Input records:
----------

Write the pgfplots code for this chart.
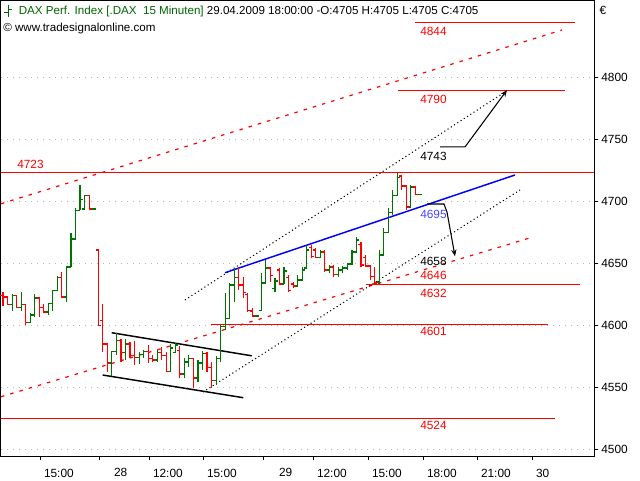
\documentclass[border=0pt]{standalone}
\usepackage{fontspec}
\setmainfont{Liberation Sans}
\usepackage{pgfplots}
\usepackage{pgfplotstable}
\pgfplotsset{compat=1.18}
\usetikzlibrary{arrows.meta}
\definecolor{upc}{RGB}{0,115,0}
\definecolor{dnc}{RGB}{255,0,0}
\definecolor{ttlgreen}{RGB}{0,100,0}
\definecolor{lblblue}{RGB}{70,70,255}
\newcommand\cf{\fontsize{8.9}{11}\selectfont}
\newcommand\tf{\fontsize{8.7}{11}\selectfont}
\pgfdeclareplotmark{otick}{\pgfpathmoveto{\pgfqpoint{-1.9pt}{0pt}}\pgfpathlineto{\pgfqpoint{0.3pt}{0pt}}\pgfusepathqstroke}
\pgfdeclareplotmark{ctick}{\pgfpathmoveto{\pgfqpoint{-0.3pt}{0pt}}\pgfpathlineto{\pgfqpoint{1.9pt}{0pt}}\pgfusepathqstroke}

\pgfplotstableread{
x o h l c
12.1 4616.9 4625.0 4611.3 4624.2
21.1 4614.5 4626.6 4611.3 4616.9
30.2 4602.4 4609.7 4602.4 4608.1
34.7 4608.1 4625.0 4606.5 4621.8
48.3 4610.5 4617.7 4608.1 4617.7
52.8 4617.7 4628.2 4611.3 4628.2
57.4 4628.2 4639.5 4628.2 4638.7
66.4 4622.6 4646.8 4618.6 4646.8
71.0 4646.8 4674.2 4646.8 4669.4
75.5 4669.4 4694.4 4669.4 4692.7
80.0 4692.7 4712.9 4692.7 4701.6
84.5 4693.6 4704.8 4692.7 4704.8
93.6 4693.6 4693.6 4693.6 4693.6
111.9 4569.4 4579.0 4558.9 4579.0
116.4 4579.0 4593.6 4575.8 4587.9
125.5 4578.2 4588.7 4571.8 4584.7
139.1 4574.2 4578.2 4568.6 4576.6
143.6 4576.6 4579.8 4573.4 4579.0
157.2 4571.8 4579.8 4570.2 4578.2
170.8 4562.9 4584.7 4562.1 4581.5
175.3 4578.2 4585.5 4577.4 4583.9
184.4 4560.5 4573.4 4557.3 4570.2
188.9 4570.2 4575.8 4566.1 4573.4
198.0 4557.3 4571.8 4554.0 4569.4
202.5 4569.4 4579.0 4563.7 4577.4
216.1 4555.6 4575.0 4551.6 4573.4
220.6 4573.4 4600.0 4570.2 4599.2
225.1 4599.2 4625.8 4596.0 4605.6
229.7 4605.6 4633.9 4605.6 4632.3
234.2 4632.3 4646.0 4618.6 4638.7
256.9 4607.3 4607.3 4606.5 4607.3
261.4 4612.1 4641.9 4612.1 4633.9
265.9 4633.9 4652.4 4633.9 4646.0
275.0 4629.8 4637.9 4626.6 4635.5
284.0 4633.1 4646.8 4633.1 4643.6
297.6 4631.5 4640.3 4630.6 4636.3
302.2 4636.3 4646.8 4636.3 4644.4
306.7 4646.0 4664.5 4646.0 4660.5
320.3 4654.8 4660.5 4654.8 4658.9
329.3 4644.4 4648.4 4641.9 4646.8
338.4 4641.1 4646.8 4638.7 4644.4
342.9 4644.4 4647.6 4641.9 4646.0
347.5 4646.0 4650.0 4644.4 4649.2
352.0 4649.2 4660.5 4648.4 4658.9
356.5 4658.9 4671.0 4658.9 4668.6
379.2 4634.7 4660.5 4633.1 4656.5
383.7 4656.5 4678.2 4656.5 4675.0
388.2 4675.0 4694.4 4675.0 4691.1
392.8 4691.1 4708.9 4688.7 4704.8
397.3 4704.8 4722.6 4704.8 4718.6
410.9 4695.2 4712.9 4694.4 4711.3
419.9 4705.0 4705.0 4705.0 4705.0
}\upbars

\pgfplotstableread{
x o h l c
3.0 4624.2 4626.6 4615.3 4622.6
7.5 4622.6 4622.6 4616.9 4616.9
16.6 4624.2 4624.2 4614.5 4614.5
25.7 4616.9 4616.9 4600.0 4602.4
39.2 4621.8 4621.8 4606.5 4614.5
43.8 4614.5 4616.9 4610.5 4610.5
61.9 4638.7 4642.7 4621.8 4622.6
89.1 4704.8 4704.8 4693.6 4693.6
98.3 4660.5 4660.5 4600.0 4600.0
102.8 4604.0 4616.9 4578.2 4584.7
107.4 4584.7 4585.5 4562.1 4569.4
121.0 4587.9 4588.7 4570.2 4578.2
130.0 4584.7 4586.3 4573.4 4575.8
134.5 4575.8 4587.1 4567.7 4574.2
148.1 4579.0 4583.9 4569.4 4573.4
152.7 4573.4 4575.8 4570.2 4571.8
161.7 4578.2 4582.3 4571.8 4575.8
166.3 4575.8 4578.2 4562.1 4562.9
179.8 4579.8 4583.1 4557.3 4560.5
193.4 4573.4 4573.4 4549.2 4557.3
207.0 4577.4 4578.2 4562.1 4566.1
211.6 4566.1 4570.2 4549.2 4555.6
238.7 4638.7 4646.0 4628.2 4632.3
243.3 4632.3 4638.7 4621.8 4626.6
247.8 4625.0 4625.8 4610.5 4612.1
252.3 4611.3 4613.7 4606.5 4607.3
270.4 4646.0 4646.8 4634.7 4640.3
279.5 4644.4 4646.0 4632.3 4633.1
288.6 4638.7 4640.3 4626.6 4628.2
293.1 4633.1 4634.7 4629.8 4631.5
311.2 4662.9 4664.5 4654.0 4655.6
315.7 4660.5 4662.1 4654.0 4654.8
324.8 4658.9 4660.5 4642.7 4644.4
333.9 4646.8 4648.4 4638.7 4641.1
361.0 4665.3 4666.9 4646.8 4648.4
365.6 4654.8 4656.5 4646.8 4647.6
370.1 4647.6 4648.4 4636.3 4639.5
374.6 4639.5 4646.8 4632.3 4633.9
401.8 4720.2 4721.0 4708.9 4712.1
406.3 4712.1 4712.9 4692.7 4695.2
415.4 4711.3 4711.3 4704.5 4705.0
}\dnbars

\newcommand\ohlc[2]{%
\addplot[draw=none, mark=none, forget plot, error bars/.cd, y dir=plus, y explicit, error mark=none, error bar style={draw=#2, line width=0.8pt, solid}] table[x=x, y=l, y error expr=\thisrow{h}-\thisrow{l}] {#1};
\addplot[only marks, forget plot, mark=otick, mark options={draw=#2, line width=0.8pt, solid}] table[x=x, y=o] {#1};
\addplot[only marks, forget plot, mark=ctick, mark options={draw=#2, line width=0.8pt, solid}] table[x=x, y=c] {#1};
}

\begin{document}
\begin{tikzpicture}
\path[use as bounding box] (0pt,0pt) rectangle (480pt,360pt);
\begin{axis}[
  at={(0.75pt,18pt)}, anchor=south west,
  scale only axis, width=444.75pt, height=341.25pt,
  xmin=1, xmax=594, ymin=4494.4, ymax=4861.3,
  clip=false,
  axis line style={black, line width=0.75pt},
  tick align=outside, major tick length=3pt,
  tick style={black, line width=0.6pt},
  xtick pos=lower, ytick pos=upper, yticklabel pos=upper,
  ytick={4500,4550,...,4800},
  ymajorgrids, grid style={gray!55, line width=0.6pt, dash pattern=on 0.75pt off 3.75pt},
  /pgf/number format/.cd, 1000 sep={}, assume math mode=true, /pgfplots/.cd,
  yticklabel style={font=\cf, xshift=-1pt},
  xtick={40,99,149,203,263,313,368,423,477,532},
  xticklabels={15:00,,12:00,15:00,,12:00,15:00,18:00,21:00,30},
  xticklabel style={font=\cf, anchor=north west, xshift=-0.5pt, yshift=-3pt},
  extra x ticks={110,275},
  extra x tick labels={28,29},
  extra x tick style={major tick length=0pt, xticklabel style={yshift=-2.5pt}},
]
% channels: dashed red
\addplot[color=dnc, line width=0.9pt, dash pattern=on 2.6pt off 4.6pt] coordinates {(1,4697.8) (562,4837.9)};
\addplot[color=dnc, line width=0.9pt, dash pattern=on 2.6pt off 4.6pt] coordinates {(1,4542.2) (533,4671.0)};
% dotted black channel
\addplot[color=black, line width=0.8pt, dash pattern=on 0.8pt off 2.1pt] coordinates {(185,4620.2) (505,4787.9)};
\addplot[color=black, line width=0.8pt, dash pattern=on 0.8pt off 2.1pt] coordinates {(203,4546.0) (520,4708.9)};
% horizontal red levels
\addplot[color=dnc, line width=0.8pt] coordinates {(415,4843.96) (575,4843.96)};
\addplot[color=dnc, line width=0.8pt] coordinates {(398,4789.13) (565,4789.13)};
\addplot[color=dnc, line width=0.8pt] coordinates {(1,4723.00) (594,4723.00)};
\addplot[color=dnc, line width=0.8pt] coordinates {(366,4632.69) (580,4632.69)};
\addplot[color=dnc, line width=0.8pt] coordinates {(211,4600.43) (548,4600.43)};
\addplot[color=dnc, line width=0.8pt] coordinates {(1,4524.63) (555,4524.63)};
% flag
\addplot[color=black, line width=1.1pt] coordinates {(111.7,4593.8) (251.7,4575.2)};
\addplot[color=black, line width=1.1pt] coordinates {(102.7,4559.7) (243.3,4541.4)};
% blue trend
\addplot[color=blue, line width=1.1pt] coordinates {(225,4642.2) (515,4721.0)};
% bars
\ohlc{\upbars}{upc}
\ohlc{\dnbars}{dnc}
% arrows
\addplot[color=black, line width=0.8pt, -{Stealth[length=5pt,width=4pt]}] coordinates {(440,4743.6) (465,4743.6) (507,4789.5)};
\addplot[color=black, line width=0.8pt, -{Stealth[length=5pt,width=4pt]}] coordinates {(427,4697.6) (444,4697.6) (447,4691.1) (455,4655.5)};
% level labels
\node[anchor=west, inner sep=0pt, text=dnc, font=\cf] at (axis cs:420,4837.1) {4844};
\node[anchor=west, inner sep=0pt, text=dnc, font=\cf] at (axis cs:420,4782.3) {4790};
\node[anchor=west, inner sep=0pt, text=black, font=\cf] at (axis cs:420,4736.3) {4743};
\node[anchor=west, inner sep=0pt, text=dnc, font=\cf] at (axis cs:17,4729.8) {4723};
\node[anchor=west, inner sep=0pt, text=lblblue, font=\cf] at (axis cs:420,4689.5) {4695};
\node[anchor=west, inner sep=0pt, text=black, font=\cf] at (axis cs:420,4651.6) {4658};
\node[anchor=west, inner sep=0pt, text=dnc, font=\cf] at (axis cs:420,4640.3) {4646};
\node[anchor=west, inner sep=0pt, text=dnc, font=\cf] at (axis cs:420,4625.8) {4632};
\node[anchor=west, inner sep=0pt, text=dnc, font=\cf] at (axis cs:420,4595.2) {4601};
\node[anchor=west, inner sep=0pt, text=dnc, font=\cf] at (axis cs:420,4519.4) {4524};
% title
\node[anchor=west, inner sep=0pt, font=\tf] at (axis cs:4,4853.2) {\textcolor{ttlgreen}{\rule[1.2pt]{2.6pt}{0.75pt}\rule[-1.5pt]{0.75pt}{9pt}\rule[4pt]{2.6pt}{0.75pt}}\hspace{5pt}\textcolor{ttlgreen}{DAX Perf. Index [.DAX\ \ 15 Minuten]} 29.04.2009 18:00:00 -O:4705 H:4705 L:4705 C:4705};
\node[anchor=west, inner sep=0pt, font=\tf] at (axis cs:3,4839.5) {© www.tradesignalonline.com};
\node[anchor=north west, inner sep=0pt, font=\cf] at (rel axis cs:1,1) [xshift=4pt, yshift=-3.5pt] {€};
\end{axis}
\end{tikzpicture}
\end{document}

----------

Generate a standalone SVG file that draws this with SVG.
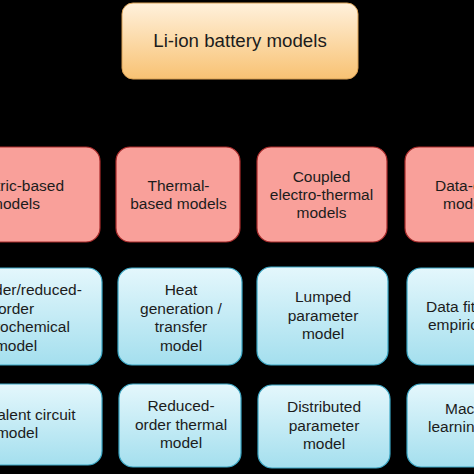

----------

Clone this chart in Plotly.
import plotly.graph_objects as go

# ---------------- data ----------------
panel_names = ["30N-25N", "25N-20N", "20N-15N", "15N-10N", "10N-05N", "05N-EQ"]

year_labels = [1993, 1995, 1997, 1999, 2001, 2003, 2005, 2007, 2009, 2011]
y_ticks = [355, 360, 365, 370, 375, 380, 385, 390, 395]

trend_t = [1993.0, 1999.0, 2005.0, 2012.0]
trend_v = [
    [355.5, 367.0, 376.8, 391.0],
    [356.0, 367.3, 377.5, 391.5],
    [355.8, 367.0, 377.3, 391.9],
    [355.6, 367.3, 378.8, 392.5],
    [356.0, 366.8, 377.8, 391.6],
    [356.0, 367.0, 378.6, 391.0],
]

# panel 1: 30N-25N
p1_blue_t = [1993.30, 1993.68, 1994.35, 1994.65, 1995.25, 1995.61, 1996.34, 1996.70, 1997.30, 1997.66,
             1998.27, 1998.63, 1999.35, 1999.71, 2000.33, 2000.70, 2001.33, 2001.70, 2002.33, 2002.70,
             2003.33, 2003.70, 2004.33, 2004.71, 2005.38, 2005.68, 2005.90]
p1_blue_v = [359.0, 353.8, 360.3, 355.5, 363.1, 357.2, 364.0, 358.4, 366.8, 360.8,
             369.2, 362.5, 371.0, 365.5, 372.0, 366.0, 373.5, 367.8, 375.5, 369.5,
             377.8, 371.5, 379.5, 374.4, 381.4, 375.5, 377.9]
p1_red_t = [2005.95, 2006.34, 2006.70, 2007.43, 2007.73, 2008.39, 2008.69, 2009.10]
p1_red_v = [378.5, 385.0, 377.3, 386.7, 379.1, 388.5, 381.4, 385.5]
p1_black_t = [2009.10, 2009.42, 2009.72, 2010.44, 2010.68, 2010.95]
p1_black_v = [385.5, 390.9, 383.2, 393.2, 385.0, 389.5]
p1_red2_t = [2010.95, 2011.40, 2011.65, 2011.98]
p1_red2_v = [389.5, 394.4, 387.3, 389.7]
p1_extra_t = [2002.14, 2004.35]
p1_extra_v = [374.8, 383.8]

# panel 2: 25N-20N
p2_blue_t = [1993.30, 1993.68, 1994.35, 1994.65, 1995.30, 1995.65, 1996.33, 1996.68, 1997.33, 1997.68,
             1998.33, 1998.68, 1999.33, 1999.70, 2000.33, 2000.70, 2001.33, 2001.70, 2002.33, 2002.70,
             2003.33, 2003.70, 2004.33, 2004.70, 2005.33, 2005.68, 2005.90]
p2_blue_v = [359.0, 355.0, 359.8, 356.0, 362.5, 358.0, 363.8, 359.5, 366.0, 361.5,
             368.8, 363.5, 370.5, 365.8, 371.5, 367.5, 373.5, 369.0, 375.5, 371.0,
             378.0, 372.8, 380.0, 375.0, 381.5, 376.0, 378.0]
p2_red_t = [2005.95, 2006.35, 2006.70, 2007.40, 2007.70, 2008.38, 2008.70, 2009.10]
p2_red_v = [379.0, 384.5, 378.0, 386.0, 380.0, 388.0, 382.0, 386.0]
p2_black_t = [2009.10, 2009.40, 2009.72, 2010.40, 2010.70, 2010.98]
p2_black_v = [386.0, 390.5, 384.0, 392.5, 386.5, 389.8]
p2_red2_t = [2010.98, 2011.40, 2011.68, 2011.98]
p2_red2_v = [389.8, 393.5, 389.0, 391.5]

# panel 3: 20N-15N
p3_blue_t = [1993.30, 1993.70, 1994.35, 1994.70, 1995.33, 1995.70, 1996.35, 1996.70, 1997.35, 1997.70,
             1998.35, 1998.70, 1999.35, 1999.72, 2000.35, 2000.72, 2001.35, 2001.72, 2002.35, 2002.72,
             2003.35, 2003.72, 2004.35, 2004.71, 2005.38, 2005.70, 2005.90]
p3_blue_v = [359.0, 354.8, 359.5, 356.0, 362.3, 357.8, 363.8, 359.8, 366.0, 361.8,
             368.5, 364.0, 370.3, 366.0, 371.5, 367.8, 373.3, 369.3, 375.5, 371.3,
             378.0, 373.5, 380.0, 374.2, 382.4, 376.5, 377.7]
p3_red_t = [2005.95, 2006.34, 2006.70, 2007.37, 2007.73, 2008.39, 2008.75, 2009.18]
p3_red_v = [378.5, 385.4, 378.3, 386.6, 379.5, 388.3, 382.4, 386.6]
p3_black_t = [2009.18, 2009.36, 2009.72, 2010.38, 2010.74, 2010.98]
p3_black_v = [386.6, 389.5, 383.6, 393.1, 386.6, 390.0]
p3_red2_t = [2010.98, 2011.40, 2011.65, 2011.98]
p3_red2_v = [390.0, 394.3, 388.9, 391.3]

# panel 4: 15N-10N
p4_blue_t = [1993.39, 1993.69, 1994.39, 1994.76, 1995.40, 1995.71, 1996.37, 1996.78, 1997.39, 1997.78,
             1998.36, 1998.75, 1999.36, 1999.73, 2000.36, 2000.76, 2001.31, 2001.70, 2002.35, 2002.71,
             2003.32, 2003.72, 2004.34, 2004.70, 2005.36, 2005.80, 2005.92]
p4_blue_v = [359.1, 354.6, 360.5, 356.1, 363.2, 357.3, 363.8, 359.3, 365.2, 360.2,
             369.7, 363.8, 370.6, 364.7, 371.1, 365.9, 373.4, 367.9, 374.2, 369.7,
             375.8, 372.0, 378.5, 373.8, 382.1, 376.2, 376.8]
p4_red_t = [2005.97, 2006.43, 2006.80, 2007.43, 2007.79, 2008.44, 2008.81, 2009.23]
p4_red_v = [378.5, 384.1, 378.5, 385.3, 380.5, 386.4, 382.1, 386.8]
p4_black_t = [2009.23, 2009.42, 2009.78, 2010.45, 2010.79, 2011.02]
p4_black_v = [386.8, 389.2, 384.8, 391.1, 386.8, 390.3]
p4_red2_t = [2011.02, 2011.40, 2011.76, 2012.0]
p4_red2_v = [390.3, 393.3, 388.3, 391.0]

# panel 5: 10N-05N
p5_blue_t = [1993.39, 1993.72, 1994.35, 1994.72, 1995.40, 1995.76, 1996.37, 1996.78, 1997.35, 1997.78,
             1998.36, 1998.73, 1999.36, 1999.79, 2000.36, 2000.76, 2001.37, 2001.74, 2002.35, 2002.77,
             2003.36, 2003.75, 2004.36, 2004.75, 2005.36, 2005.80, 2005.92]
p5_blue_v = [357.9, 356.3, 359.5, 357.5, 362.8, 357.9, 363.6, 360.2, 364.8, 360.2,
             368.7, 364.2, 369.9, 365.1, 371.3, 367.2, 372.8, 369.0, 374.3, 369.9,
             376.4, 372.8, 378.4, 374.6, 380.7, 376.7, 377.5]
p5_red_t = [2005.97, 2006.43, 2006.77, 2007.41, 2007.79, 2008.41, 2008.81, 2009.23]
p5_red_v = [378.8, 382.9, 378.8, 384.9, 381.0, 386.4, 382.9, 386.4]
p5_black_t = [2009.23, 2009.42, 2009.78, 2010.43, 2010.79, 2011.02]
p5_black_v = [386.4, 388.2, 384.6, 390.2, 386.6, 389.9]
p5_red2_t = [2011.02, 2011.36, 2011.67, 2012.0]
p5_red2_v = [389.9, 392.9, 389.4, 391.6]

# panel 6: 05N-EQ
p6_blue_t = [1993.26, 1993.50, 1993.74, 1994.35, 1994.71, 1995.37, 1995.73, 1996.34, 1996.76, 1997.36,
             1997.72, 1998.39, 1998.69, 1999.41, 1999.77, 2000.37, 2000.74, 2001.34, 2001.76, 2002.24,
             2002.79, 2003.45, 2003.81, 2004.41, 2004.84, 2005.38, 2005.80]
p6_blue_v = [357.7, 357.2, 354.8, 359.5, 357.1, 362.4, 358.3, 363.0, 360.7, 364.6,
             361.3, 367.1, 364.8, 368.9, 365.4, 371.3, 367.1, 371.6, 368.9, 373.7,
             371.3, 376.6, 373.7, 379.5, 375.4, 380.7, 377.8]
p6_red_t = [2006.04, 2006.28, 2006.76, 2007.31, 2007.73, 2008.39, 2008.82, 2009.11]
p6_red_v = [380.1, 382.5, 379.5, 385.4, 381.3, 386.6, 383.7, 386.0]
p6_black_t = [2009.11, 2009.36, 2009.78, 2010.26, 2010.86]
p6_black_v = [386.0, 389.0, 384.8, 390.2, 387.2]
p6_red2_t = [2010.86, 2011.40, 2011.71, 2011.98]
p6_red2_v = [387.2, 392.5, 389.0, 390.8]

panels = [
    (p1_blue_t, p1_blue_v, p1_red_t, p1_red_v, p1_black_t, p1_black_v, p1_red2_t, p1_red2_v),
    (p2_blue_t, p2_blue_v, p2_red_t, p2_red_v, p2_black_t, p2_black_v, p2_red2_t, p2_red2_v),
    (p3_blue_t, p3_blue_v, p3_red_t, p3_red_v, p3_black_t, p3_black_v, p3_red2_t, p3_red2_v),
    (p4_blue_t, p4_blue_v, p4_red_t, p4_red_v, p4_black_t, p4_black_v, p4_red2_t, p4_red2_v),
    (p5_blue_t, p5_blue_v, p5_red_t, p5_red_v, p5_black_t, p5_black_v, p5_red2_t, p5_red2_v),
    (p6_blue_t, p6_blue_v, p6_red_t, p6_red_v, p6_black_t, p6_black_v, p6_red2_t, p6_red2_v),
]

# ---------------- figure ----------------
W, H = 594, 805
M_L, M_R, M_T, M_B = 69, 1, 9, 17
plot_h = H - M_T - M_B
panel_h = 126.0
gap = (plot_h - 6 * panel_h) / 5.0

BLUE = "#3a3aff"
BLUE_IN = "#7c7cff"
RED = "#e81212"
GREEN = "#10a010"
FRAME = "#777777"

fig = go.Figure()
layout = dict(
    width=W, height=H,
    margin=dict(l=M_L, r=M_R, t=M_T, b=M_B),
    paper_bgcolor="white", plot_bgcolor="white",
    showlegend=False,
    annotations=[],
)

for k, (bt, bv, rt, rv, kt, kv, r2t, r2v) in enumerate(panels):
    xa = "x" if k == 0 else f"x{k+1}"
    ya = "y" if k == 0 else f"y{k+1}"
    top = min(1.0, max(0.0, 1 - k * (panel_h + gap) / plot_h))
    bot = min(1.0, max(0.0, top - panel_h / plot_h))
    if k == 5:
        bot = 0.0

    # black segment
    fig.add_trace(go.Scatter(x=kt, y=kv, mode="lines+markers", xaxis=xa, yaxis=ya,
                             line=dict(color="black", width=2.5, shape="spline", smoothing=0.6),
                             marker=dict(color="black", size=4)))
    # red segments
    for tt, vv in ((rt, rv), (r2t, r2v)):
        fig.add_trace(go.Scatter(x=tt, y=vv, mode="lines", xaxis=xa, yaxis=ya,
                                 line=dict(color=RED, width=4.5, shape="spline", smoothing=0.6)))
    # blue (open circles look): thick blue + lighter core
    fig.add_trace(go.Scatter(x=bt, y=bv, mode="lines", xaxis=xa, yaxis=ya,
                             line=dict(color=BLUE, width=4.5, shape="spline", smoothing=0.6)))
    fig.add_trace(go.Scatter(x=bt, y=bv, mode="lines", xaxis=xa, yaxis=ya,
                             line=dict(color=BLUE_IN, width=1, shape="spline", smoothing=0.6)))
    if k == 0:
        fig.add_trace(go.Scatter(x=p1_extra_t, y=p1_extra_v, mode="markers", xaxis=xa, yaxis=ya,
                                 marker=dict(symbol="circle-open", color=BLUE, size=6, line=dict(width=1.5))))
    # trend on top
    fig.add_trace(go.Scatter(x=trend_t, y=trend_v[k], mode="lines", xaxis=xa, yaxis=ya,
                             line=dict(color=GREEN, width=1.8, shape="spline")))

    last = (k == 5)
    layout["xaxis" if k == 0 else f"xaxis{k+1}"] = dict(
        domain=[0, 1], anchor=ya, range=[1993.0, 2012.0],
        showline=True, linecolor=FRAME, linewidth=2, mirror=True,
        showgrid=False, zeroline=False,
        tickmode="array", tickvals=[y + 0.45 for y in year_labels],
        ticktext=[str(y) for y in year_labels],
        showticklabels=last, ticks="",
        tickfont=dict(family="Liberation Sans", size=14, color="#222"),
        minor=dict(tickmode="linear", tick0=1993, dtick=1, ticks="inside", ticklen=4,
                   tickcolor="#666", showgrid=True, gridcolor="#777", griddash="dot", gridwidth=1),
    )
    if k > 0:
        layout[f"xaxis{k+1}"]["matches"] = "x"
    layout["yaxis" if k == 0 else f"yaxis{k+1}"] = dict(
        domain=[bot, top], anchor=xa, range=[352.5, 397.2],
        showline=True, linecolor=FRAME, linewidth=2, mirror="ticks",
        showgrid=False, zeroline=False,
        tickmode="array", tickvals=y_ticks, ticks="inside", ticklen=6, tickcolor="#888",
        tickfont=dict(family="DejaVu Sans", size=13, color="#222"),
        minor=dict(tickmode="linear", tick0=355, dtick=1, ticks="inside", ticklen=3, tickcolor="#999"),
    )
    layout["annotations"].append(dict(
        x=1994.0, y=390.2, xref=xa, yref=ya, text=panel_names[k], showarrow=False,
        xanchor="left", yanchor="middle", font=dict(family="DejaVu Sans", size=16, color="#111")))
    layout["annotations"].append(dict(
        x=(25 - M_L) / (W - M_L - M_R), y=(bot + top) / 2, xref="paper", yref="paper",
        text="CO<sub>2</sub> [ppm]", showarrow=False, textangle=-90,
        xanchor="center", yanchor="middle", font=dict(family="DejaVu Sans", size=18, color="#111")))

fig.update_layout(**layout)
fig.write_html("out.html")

----------

Given instruction: Exactly as written, return the lines from the line containing "Clone this chart in Plotly." through the line containing "y_ticks = [355, 360, 365, 370, 375, 380, 385, 390, 395]", both included.

Response to this task:
Clone this chart in Plotly.
import plotly.graph_objects as go

# ---------------- data ----------------
panel_names = ["30N-25N", "25N-20N", "20N-15N", "15N-10N", "10N-05N", "05N-EQ"]

year_labels = [1993, 1995, 1997, 1999, 2001, 2003, 2005, 2007, 2009, 2011]
y_ticks = [355, 360, 365, 370, 375, 380, 385, 390, 395]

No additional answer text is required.